E-commerce is growing like crazy, and it’s impact is being felt in supply chain logistics.
The heavy reverse flow of returns are posing new problems for retailers who traditionally only dealt with in-store returns.
Amazon and other players are devising creative solutions to reverse supply chain issues, but it will be interesting to watch as this plays out.
E-commerce is a ubiquitous part of retail today, and it’s having a profound impact on the supply chain. Specifically, it’s creating a heavy reverse flow. Many online retailers offer free shipping and returns, and this encourages more purchases, but it also greatly increases the number of returns.
Facilitating this and handling the merchandise that’s being returned is what makes up the reverse supply chain. Businesses are grappling with the task, and many have come up with innovative ways to save money in the process. Technology can be used to streamline the reverse supply chain and provide exceptional customer service.
Before this shift in e-commerce, customers would be more hesitant to order things online unless they were fairly positive they’d be keeping them. They were understandably hesitant to risk extra cost in case the item had to be returned. In the case of clothing retailers, for example, who knows how many potential sales were lost when customers felt unsure about whether a selected item would fit.
Now, that uncertainty does not come with a price tag. Online retailers have made it simple and free to return unwanted items. True to form, Gen Y have taken this situation and run with it. A friend from that generation tells me that it’s very common to buy 10 items, keep the 2 they like and return 8. Shopping online is easy and convenient, and returns are amazingly simple. Many retailers provide prepaid shipping, and carriers will pick up packages at your door. This beats shopping in-store for many busy consumers.
Retail giant Amazon leads the way in innovative policies for online shoppers. Their Amazon Prime provides free shipping and returns. They also have a feature called “no rush” shipping, which gets purchases to you in about a week and earns you a $5.99 credit! So you actually get paid to settle for (relatively) “slow” shipping. I call this the get more shit model, since the credits can be used to make more purchases at Amazon.
All of these ideas have fueled the tremendous growth in e-commerce in recent years, but it’s also creating a multi-billion dollar problem for retailers. Business Insider reports that reverse logistics eat up 10-20 percent of annual profits for retailers. Taking an omni-channel approach is one way that they are reducing the costs from returned goods.
The task really amounts to determining the most cost-effective way to handle the returned merchandise and utilizing integrated technology to track online and offline purchases in the same system.

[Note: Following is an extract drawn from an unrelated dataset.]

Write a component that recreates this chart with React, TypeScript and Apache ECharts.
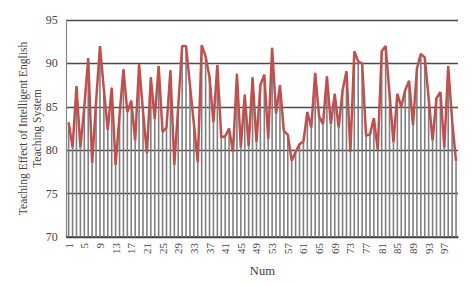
import React, { useEffect, useRef } from "react";
import * as echarts from "echarts";

const categories: string[] = Array.from({ length: 100 }, (_, i) => String(i + 1));

const teachingEffect: number[] = [
  83.2, 80.3, 87.4, 80.3, 85.0, 90.6, 78.5, 85.5, 92.0, 87.0,
  82.3, 87.2, 78.3, 84.0, 89.3, 84.4, 85.7, 81.1, 89.9, 84.5,
  79.6, 88.4, 83.6, 89.7, 82.1, 82.6, 89.2, 78.3, 85.0, 92.0,
  92.0, 87.5, 83.0, 78.6, 92.1, 90.8, 88.4, 83.2, 89.8, 81.5,
  81.6, 82.5, 79.8, 88.8, 80.3, 86.4, 80.5, 88.4, 80.9, 87.5,
  88.7, 81.3, 91.8, 84.2, 87.5, 82.2, 81.8, 78.8, 79.8, 80.7,
  81.0, 84.4, 82.6, 88.9, 83.9, 83.0, 88.5, 83.0, 86.5, 82.6,
  86.9, 89.1, 79.8, 91.4, 90.2, 90.0, 81.7, 81.8, 83.7, 80.0,
  91.4, 92.0, 86.5, 80.9, 86.5, 85.0, 86.9, 88.0, 82.9, 89.4,
  91.1, 90.7, 86.0, 81.1, 86.0, 86.7, 80.3, 89.7, 83.4, 78.7,
];

const yTicks = { min: 70, max: 95, interval: 5 };

export default function App() {
  const ref = useRef<HTMLDivElement>(null);
  useEffect(() => {
    document.body.style.margin = "0";
    if (!ref.current) return;
    const chart = echarts.init(ref.current, null, { renderer: "svg" });
    const font = "'Liberation Serif', 'Times New Roman', serif";
    chart.setOption({
      animation: false,
      backgroundColor: "#ffffff",
      textStyle: { fontFamily: font },
      grid: { left: 66.7, right: 16, top: 20, bottom: 48, containLabel: false },
      xAxis: {
        type: "category",
        data: categories,
        boundaryGap: true,
        name: "Num",
        nameLocation: "middle",
        nameGap: 27,
        nameMoveOverlap: false,
        nameTextStyle: { fontFamily: font, fontSize: 12.5, color: "#3a3a3a" },
        axisLine: { show: true, lineStyle: { color: "#3a3a3a", width: 1.5 } },
        axisTick: { show: false },
        axisLabel: {
          interval: 3,
          rotate: 90,
          fontFamily: font,
          fontSize: 11,
          color: "#444",
          margin: 6,
        },
        splitLine: { show: false },
      },
      yAxis: {
        type: "value",
        min: yTicks.min,
        max: yTicks.max,
        interval: yTicks.interval,
        name: "Teaching Effect of Intelligent English\nTeaching System",
        nameLocation: "middle",
        nameRotate: 90,
        nameGap: 23,
        nameMoveOverlap: false,
        nameTextStyle: {
          fontFamily: font,
          fontSize: 11.5,
          color: "#444",
          lineHeight: 14,
          align: "center",
        },
        axisLine: { show: true, lineStyle: { color: "#888", width: 1.2 } },
        axisTick: { show: false },
        axisLabel: { fontFamily: font, fontSize: 12, color: "#444", margin: 9 },
        splitLine: { show: true, lineStyle: { color: "#4a4a4a", width: 1.3 } },
      },
      series: [
        {
          type: "bar",
          data: teachingEffect,
          barWidth: 1.6,
          itemStyle: { color: "#7f7f7f" },
          silent: true,
          z: 1,
        },
        {
          type: "line",
          data: teachingEffect,
          symbol: "none",
          lineStyle: { color: "#c0504d", width: 2.5 },
          z: 3,
        },
      ],
    });
    return () => chart.dispose();
  }, []);
  return <div ref={ref} style={{ width: 474, height: 285 }} />;
}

There are three predominant methods for handling returns: resell, recycle, or refurbish. Companies should have clear and efficient methods in place for determining the appropriate action for a given return and for keeping the process moving. In this way it’s possible to recover up to 32 percent of the total product cost.
Another approach is to work toward reducing the number of returns and the costs of shipping that the retail must bear. Amazon (again) is trying an idea that seems geared toward minimizing the cost of returns with pick-up locations. In this model customers order merchandise online and then pick it up in-store. They’re even offering this service for groceries at 3 locations on the west coast. Pick-up points and Amazon Lockers are other options available.
Another trend that minimizes returns? The subscription model. Gen Y has been quick to accept the subscription model as part of their shopping habits. Need dinner? There’s Blue Apron or Plated, which will send you recurring shipments of fresh foods and the recipes to create your dinner. Clothes? There’s Stitch Fix for women and Bombfell for men. You can even join subscription services for wine.
As reverse logistics continue to impact the way that online retailers do business, it will be interesting to watch the creative solutions companies will create. I believe this is just Act I.